Ele queria, assim, proteção. Acreditava-se perseguido.
Mas o delegado decidiu encaminhá-lo ao 3º Batalhão de Polícia de Choque, da Polícia Militar do Estado de São Paulo, na cidade de São Paulo, para procedimentos mais definitivos. Que, de súbito, tornaram-se nacionais e mundiais.
Tão logo noticiada a sua aparição e presença, rumores emergiram de todas as partes indicando ser ele, ele mesmo. Nesse ínterim, apareceu um sobrevivente de Sobibor. Stanislaw Szmajzner (1927-1989). Para dizer que sim: ele, Wagner, era ele mesmo: Gustav Franz Wagner.
Stanislaw Szmajzner era um judeu que fora levado para Sobibor em 1942. Onde perdeu sua família, pais e irmãos, exterminados pelas mãos de Wagner. Tendo sido poupado devido a sua qualidade de ourives, ofício muito útil ao Reich. E, em seguida, pela sua participação na insurreição de 1943. Finda a guerra, ele migrou para o Brasil em 1947. Veio para o Rio de Janeiro. Contraiu matrimônio. Fez família.
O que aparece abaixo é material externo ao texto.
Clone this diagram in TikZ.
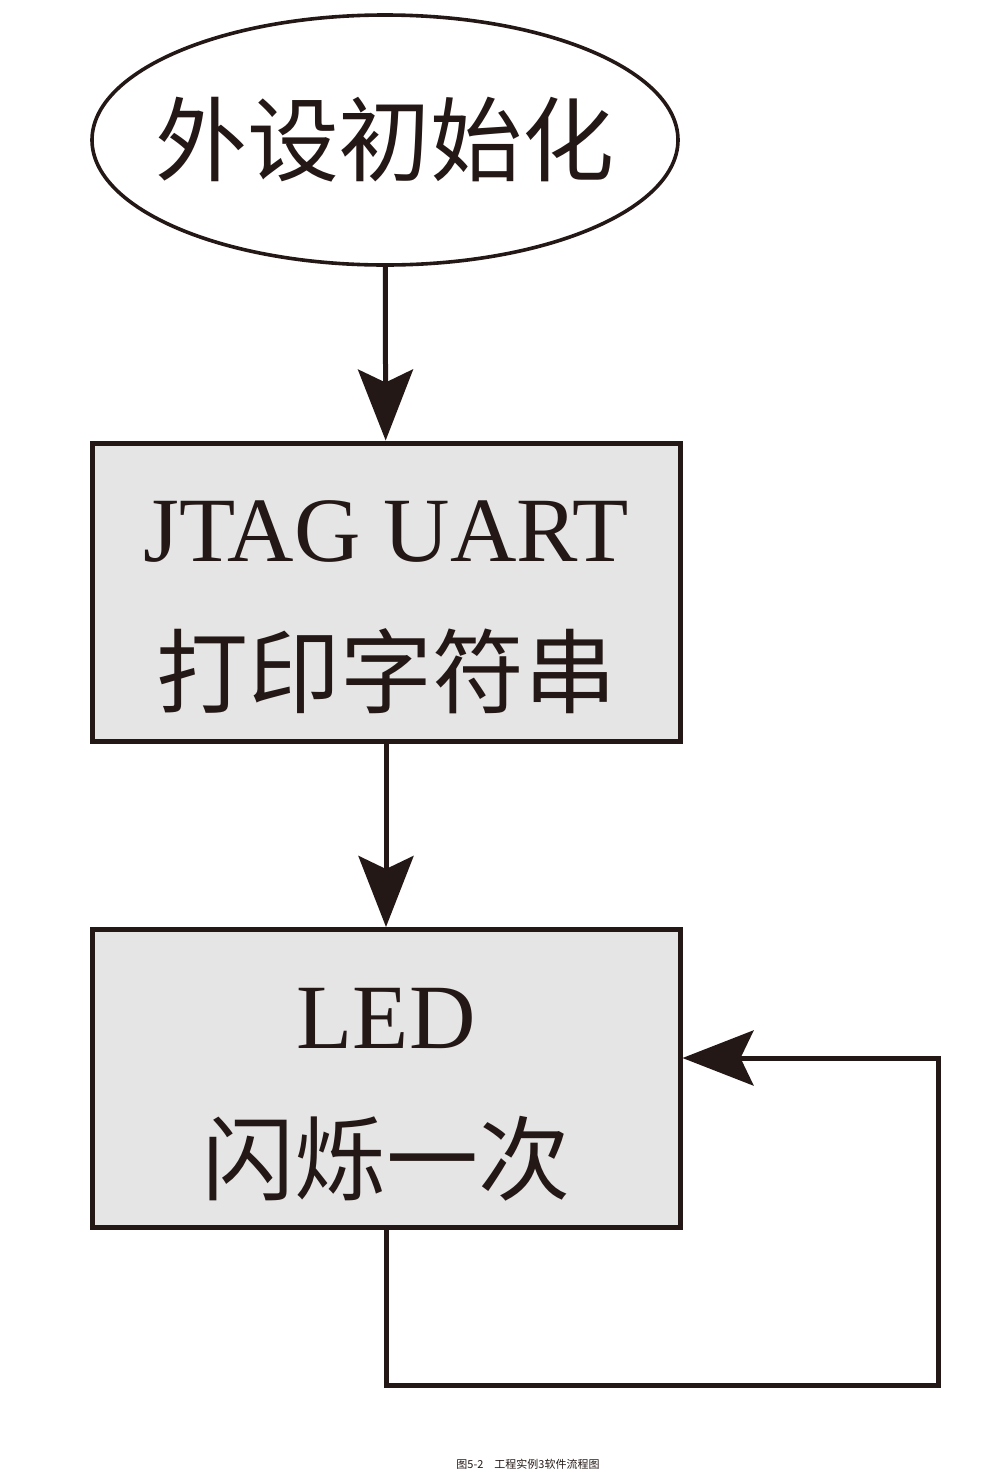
\documentclass[tikz,border=0pt]{standalone}
\usepackage{xcolor}
\usepackage{fontspec}
\setmainfont{Liberation Serif}
\newfontfamily\cjk{Noto Sans CJK SC}
\usepackage{tikz}
\usetikzlibrary{arrows.meta,positioning,shapes,calc}
\definecolor{ink}{HTML}{231815}
\definecolor{boxgray}{HTML}{E5E5E5}
\newcommand{\topstrut}{\rule{0pt}{46pt}}
\tikzset{
  box/.style={draw=ink,line width=2.5pt,fill=boxgray,align=center,text=ink,
              font=\fontsize{46}{72.5}\selectfont,
              minimum width=294pt,minimum height=149pt,inner sep=0pt},
  oval/.style={ellipse,draw=ink,line width=1.8pt,fill=white,text=ink,
              font=\fontsize{46}{55}\selectfont\cjk,
              minimum width=293pt,minimum height=125pt,
              inner xsep=-12pt,inner ysep=0pt},
  arr/.style={-{Stealth[length=35.5pt,width=27.5pt,inset=6.5pt]},
              draw=ink,line width=2.5pt},
  captext/.style={font=\fontsize{5.5}{6}\selectfont\cjk,text=ink},
}

\begin{document}
\begin{tikzpicture}[x=0.5pt,y=-0.5pt]
\useasboundingbox (0,0) rectangle (996,1484);

\node[oval] (init) at (385,140) {外设初始化};
\node[box] (print) at (386,592) {\topstrut JTAG UART\\{\cjk 打印字符串}};
\node[box] (blink) at (386,1078.5) {\topstrut LED\\{\cjk 闪烁一次}};

\coordinate (corner) at (938,1385);
\coordinate (back) at ([yshift=10.25pt]blink.east);

\draw[arr] (init)  -- (print);
\draw[arr] (print) -- (blink);
\draw[arr] (blink.south) |- (corner) |- (back);

\node[captext] (title) at (528,1464) {图5-2\quad 工程实例3软件流程图};
\end{tikzpicture}
\end{document}
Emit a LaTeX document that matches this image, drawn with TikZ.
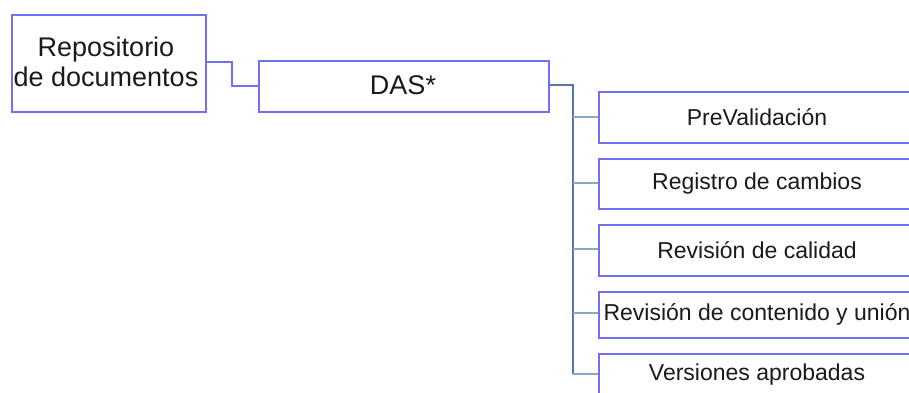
\documentclass[tikz,border=0pt]{standalone}
\usepackage{fontspec}
\setmainfont{Liberation Sans}
\definecolor{boxblue}{HTML}{7070F0}
\definecolor{treeblue}{HTML}{5578A8}
\definecolor{branchblue}{HTML}{8AA6C8}
\definecolor{ink}{HTML}{1A1A1A}
\tikzset{
  box/.style={draw=boxblue, line width=1.5pt, fill=white, inner sep=0pt},
  bigtext/.style={font=\fontsize{27}{30}\selectfont, align=center, text=ink},
  smalltext/.style={font=\fontsize{23}{26}\selectfont, text=ink},
  link/.style={draw=boxblue, line width=1.5pt},
  trunk/.style={draw=treeblue, line width=1.8pt},
  branch/.style={draw=branchblue, line width=1.5pt},
}
\begin{document}
\begin{tikzpicture}[x=1pt,y=-1pt]
\useasboundingbox (0,0) rectangle (909,392);
\clip (0,0) rectangle (909,392);
% connectors
\coordinate (rj1) at (232,62);
\coordinate (rj2) at (232,86);
\coordinate (dj) at (573,85);
\coordinate (t1) at (573,117);
\coordinate (t2) at (573,183);
\coordinate (t3) at (573,249);
\coordinate (t4) at (573,313);
\coordinate (t5) at (573,374);
% boxes
\node[box, minimum width=194pt, minimum height=97pt, anchor=north west] (repo) at (11,14) {};
\node[bigtext] (repot) at (106,62) {Repositorio\\de documentos};
\node[box, minimum width=290pt, minimum height=51pt, anchor=north west] (das) at (258,60) {};
\node[bigtext] (dast) at (403,85) {DAS*};
\node[box, minimum width=318pt, minimum height=51pt, anchor=north west] (b1) at (598,91) {};
\node[box, minimum width=318pt, minimum height=50pt, anchor=north west] (b2) at (598,158) {};
\node[box, minimum width=318pt, minimum height=51pt, anchor=north west] (b3) at (598,224) {};
\node[box, minimum width=318pt, minimum height=46pt, anchor=north west] (b4) at (598,291) {};
\node[box, minimum width=318pt, minimum height=50pt, anchor=north west] (b5) at (598,353) {};
\node[smalltext] (l1) at (757,117) {PreValidación};
\node[smalltext] (l2) at (757,184) {Registro de cambios};
\node[smalltext] (l3) at (757,250) {Revisión de calidad};
\node[smalltext] (l4) at (757,314) {Revisión de contenido y unión};
\node[smalltext] (l5) at (757,375) {Versiones aprobadas};
\draw[link] (repo.east |- rj1) -- (rj1) -- (rj2) -- (das.west |- rj2);
\draw[trunk] (das.east |- dj) -- (dj) -- (t5);
\draw[branch] (t1) -- (b1.west |- t1);
\draw[branch] (t2) -- (b2.west |- t2);
\draw[branch] (t3) -- (b3.west |- t3);
\draw[branch] (t4) -- (b4.west |- t4);
\draw[branch] (t5) -- (b5.west |- t5);
\end{tikzpicture}
\end{document}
Teve filhos. Separou-se. Foi para Goiânia. Onde esperava terminar seus dias feliz. Até que soube da prisão de Stangl em São Paulo em 1967 e, agora, da aparição de Wagner em 1978.
Sim: Wagner era Wagner.
Atestou Stanislaw e atestaram tantos outros.
O mundo inteiro, agora, sabia quem era a “besta” e onde era o seu paradeiro. Wiesenthal, nisso, encaminhou dossiês alentados sobre os seus crimes para os grandes jornais do mundo inteiro.
Nesses termos, Áustria, Polônia, Israel e Alemanha solicitaram a sua imediata extradição. Mas ele foi levado preso de São Paulo para Brasília, onde seria julgado e absolvido pelo Supremo Tribunal Federal brasileiro, que considerou seus crimes todos prescritos.
Mas de que adiantava a liberdade com tanta gente querendo a sua morte?
O saudoso Carlos Heitor Cony (1926-2018), pela Manchete, foi à prisão de Brasília perguntar isso ao Wagner. Wagner hesitou em responder. Seguindo, assim, no dilema.
Um dilema que o consumiu pelos seus últimos meses de vida. Levando-o a alucinações, manias de perseguição e instabilidades mentais e emocionais permanentes. Que, ao cabo, impuseram-no a decisão de suicidar-se. Um suicídio tentado várias vezes. Tendo êxito em Atibaia, naquele 3 de outubro de 1980.